# STORED DATA
++++++++++++++++++++
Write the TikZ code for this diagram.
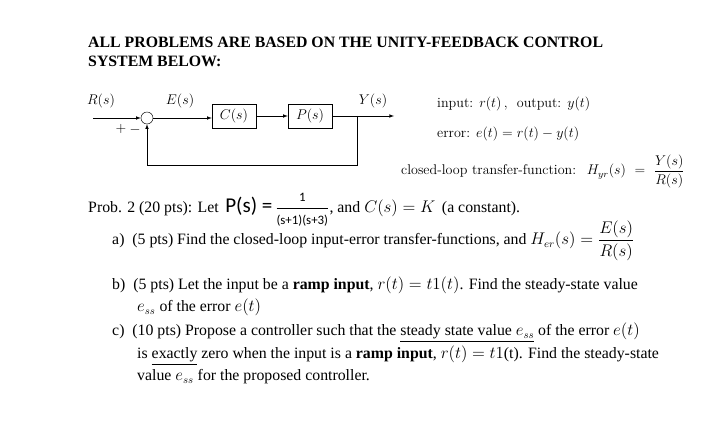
\documentclass[tikz,border=0pt]{standalone}
\usepackage{amsmath}
\usepackage{fontspec}
\setmainfont{Liberation Serif}
\newfontfamily\calfont{Carlito}
\newfontfamily\lmfont{Latin Modern Roman}
\begin{document}
\begin{tikzpicture}[x=0.03cm,y=-0.03cm,
  txt/.style={anchor=base west,inner sep=0pt,font=\fontsize{13.5}{15}\selectfont},
  dg/.style={inner sep=0pt,font=\fontsize{12}{14}\selectfont\lmfont},
  blk/.style={draw,minimum width=44*0.03cm,minimum height=24*0.03cm,inner sep=0pt,font=\fontsize{12}{14}\selectfont},
  sig/.style={-latex}]
\useasboundingbox (0,0) rectangle (719,427);
% title
\node[txt,font=\fontsize{13.5}{15}\selectfont\bfseries] (t1) at (88,48) {ALL PROBLEMS ARE BASED ON THE UNITY-FEEDBACK CONTROL};
\node[txt,font=\fontsize{13.5}{15}\selectfont\bfseries] (t2) at (88,67) {SYSTEM BELOW:};
% block diagram
\coordinate (in) at (93,118);
\node[draw,circle,minimum size=12*0.03cm,inner sep=0pt] (sum) at (147,118) {};
\node[blk] (C) at (234,116) {$C(s)$};
\node[blk] (P) at (310,116) {$P(s)$};
\coordinate (br) at (357,116);
\coordinate (out) at (394,116);
\coordinate (fb) at (357,165);
\coordinate (fb2) at (147,165);
\draw[sig] (in) -- (sum);
\draw[sig] (sum.east) -- (sum.east -| C.west);
\draw[sig] (C) -- (P);
\draw[sig] (P.east) -- (out);
\draw (br) -- (fb) -- (fb2);
\draw[sig] (fb2) -- (sum);
\node[dg] (R) at (101,101) {$R(s)$};
\node[dg] (E) at (180,101) {$E(s)$};
\node[dg] (Y) at (373,101) {$Y(s)$};
\node[dg] (plus) at (121,129) {$+$};
\node[dg] (minus) at (135,130) {$-$};
\node[dg,anchor=base west] (io) at (437,108) {input: $r(t)$\,, \ output: $y(t)$};
\node[dg,anchor=base west] (er) at (437,138) {error: $e(t)=r(t)-y(t)$};
\node[dg,anchor=base west] (cl) at (401,175) {closed-loop transfer-function: \ $H_{yr}(s)\ =\ \dfrac{Y(s)}{R(s)}$};
% problem text
\node[txt] (p2) at (88,213) {Prob. 2 (20 pts): Let \,{\calfont\fontsize{18}{20}\selectfont P(s) =}\,$\dfrac{\text{\calfont\fontsize{11}{12}\selectfont 1}}{\text{\calfont\fontsize{11}{12}\selectfont (s+1)(s+3)}}$, and $C(s)=K$\, (a constant).};
\node[txt] (pa) at (112,245) {a)\ \ (5 pts) Find the closed-loop input-error transfer-functions, and $H_{er}(s)=\dfrac{E(s)}{R(s)}$};
\node[txt] (pb) at (112,290) {b)\ \ (5 pts) Let the input be a \textbf{ramp input}, $r(t)=t1(t)$. Find the steady-state value};
\node[txt] (pb2) at (137,312) {$e_{ss}$ of the error $e(t)$};
\node[txt] (pc) at (112,336) {c)\ \ (10 pts) Propose a controller such that the \underline{steady state value $e_{ss}$} of the error $e(t)$};
\node[txt] (pc2) at (137,359) {is \underline{exactly} zero when the input is a \textbf{ramp input}, $r(t)=t1$(t). Find the steady-state};
\node[txt] (pc3) at (137,381) {value $e_{ss}$ for the proposed controller.};
\end{tikzpicture}
\end{document}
++++++++++++++++++++
# PROBLEM STATEMENT
Pictures are excluded; output everything else in the data verbatim.

# SOLUTION TO THIS PROBLEM
Write the TikZ code for this diagram.
\documentclass[tikz,border=0pt]{standalone}
\usepackage{amsmath}
\usepackage{fontspec}
\setmainfont{Liberation Serif}
\newfontfamily\calfont{Carlito}
\newfontfamily\lmfont{Latin Modern Roman}
\begin{document}
\begin{tikzpicture}[x=0.03cm,y=-0.03cm,
  txt/.style={anchor=base west,inner sep=0pt,font=\fontsize{13.5}{15}\selectfont},
  dg/.style={inner sep=0pt,font=\fontsize{12}{14}\selectfont\lmfont},
  blk/.style={draw,minimum width=44*0.03cm,minimum height=24*0.03cm,inner sep=0pt,font=\fontsize{12}{14}\selectfont},
  sig/.style={-latex}]
\useasboundingbox (0,0) rectangle (719,427);
% title
\node[txt,font=\fontsize{13.5}{15}\selectfont\bfseries] (t1) at (88,48) {ALL PROBLEMS ARE BASED ON THE UNITY-FEEDBACK CONTROL};
\node[txt,font=\fontsize{13.5}{15}\selectfont\bfseries] (t2) at (88,67) {SYSTEM BELOW:};
% block diagram
\coordinate (in) at (93,118);
\node[draw,circle,minimum size=12*0.03cm,inner sep=0pt] (sum) at (147,118) {};
\node[blk] (C) at (234,116) {$C(s)$};
\node[blk] (P) at (310,116) {$P(s)$};
\coordinate (br) at (357,116);
\coordinate (out) at (394,116);
\coordinate (fb) at (357,165);
\coordinate (fb2) at (147,165);
\draw[sig] (in) -- (sum);
\draw[sig] (sum.east) -- (sum.east -| C.west);
\draw[sig] (C) -- (P);
\draw[sig] (P.east) -- (out);
\draw (br) -- (fb) -- (fb2);
\draw[sig] (fb2) -- (sum);
\node[dg] (R) at (101,101) {$R(s)$};
\node[dg] (E) at (180,101) {$E(s)$};
\node[dg] (Y) at (373,101) {$Y(s)$};
\node[dg] (plus) at (121,129) {$+$};
\node[dg] (minus) at (135,130) {$-$};
\node[dg,anchor=base west] (io) at (437,108) {input: $r(t)$\,, \ output: $y(t)$};
\node[dg,anchor=base west] (er) at (437,138) {error: $e(t)=r(t)-y(t)$};
\node[dg,anchor=base west] (cl) at (401,175) {closed-loop transfer-function: \ $H_{yr}(s)\ =\ \dfrac{Y(s)}{R(s)}$};
% problem text
\node[txt] (p2) at (88,213) {Prob. 2 (20 pts): Let \,{\calfont\fontsize{18}{20}\selectfont P(s) =}\,$\dfrac{\text{\calfont\fontsize{11}{12}\selectfont 1}}{\text{\calfont\fontsize{11}{12}\selectfont (s+1)(s+3)}}$, and $C(s)=K$\, (a constant).};
\node[txt] (pa) at (112,245) {a)\ \ (5 pts) Find the closed-loop input-error transfer-functions, and $H_{er}(s)=\dfrac{E(s)}{R(s)}$};
\node[txt] (pb) at (112,290) {b)\ \ (5 pts) Let the input be a \textbf{ramp input}, $r(t)=t1(t)$. Find the steady-state value};
\node[txt] (pb2) at (137,312) {$e_{ss}$ of the error $e(t)$};
\node[txt] (pc) at (112,336) {c)\ \ (10 pts) Propose a controller such that the \underline{steady state value $e_{ss}$} of the error $e(t)$};
\node[txt] (pc2) at (137,359) {is \underline{exactly} zero when the input is a \textbf{ramp input}, $r(t)=t1$(t). Find the steady-state};
\node[txt] (pc3) at (137,381) {value $e_{ss}$ for the proposed controller.};
\end{tikzpicture}
\end{document}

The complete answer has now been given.